LIEBE LESERIN, LIEBER LESER,
Man darf wieder zuversichtlich sein. Impffortschritt und die Abkehr vom Inzidenzwert hin zu einem Kriterienmix mit der Hospitalisierungsrate als wichtigstem Indikator deuten auch für den Opernbetrieb auf eine langsame Rückkehr zu Normalität hin. Natürlich, was Herbst und Winter bringen werden, bleibt abzuwarten. Doch zum Spielzeitbeginn im Spätsommer zeigen sich die Opernhäuser insgesamt gut aufgestellt. Vielerorts ist die auch wirtschaftlich bedeutsame Vollauslastung grundsätzlich wieder erlaubt, sofern die 3G-Regel eingehalten wird. Individuelle Handhabungen gibt es dagegen bei der Maskenpflicht, was wiederum Auswirkungen auf die Auslastung hat. Während beispielsweise die Deutsche Oper Berlin alle Plätze anbietet, ihre Besucher aber zum Tragen einer FFP2- oder einer medizinischen Maske (immerhin ist auch diese jetzt wieder erlaubt!) verpflichtet, verkauft die Komische Oper Berlin vorerst nur 50 Prozent ihrer Karten und platziert im Schachbrettmuster mit der Möglichkeit, die Maske während der Vorstellung abzunehmen. Bei einer Befragung des Publikums war eine Präferenz für diese Lösung zu erkennen gewesen.
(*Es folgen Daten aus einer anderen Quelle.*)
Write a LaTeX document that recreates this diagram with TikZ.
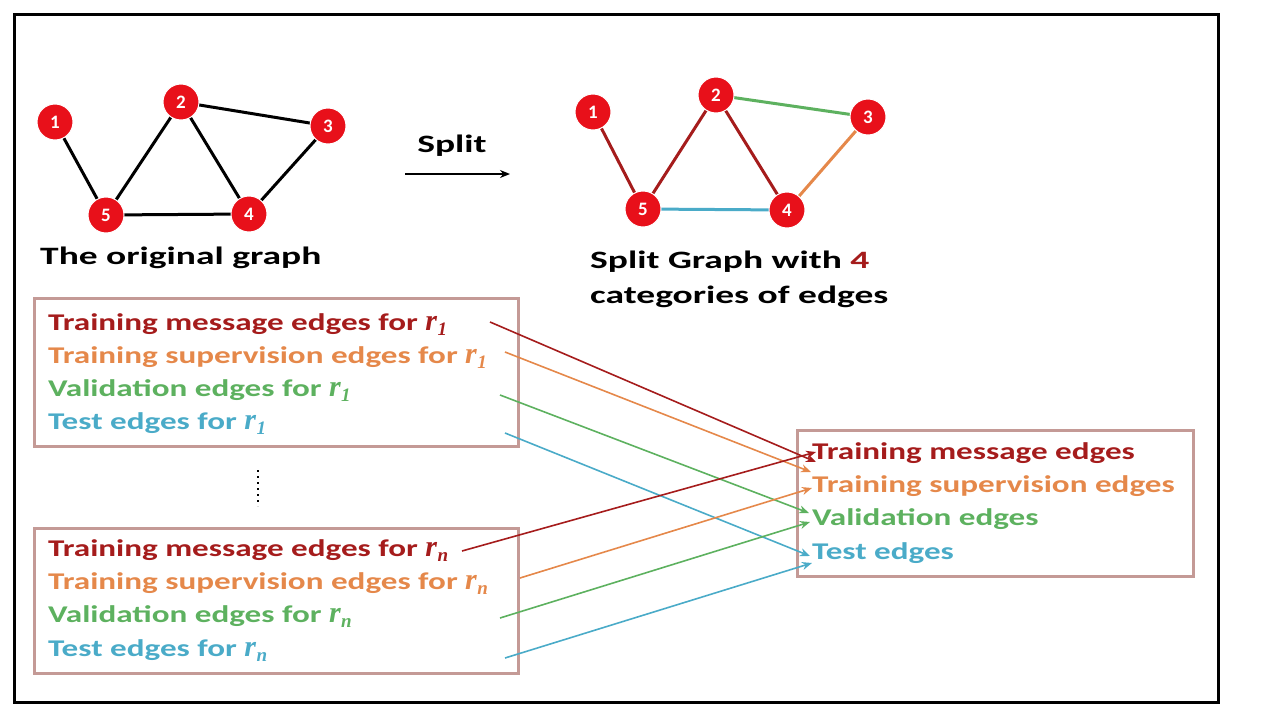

Nicht nur das Programm und die Künstler mögen für den hauptstädtischen Besucher in den nächsten Wochen also ein Auswahlgrund für das eine und gegen das andere Haus sein, sondern auch sein individuelles Sicherheitsempfinden. Abstand oder Maske? Was einem sicherer dünkt, darf man wählen.
Geradezu luxuriös mag eine solche Option dem Opernfreund in den USA anmuten, wo etwa die Metropolitan Opera sowohl sämtlichen Beschäftigten als auch dem Publikum nur mit vollständigem Impfschutz Zutritt zum Haus gewährt, auch Kindern und Jugendlichen. Nachdem die Regierung lange auf Freiwilligkeit gesetzt hat, kommen nun in immer mehr Bereichen die Pflichtimpfungen.
Ein anderes Virus, das Opernvirus, verabreicht die Oper Köln jungen Menschen seit nunmehr 25 Jahren in ihrer Kinderoper. Ein schwieriges Unterfangen, das Fachwissen, Begabung und nur erstklassige Qualität erlaubt. Denn Kinder sind gnadenlos ehrliche Bewerter. Um sie zu begeistern und gar bei der Oper zu halten, braucht es Expertise wie sie sich die Kölner Institution als eine der allerersten in diesem Bereich inzwischen aufgebaut hat. Wie alles anfing und wie man selbst Richard Wagner den Kindern erfolgreich nahebringt, erfahren Sie in unserem Themenbeitrag.
Wie wiederum eines der herausforderndsten Werke nicht nur eben jenes Komponisten, sondern der gesamten Opernliteratur musikalisch nahezu vollendet erklingen kann, lesen Sie ebenfalls in der vorliegenden Ausgabe, im Bericht über die Premiere von Tristan und Isolde an der Bayerischen Staatsoper. Dass Kirill Petrenko am Pult für orchestrales Klangglück sorgen würde, war abzusehen. Weniger eindeutig vorhersagbar war hingegen der Ausgang der beiden prominenten Rollendebüts von Jonas Kaufmann und Anja Harteros. Nach der Premiere muss man nun konstatieren: zwei epochale Ergebnisse. Wann je hat man nicht nur den dritten Akt dermaßen kurzweilig, entspannt und maximal gespannt gleichermaßen erlebt, scheinbar mühelos liedhaft erzählt wie von Jonas Kaufmann? Oder eine Isolde wie von Anja Harteros, souverän und leuchtend, fernab von den üblichen Rollenroutiniers der aktuellen und auch weiter zurückliegenden Jahre? Komplettiert zudem von einer der heranreifenden, neuen Brünnhilden, von Okka von der Damerau als Brangäne. Was sich in München zum Abschluss der Ära von Nikolaus Bachler ereignete, war nicht weniger als eine Sternstunde der Oper.
Noch ein anderes mit großen Erwartungen verknüpftes Debüt hätte in diesem Sommer stattfinden sollen: Günther Groissböck als Wotan. Doch fünf Tage vor der Walküren-Premiere sagte der Bassist ab, während er an seinen Auftritten in anderen Partien bei den Bayreuther Festspielen festhielt. Zu den Gründen für seinen kurzfristigen Rückzieher haben wir ihn befragt. Auch das lesen Sie in der vorliegenden Ausgabe.
Ich wünsche Ihnen eine anregende Lektüre und einen guten Start in die neue Spielzeit!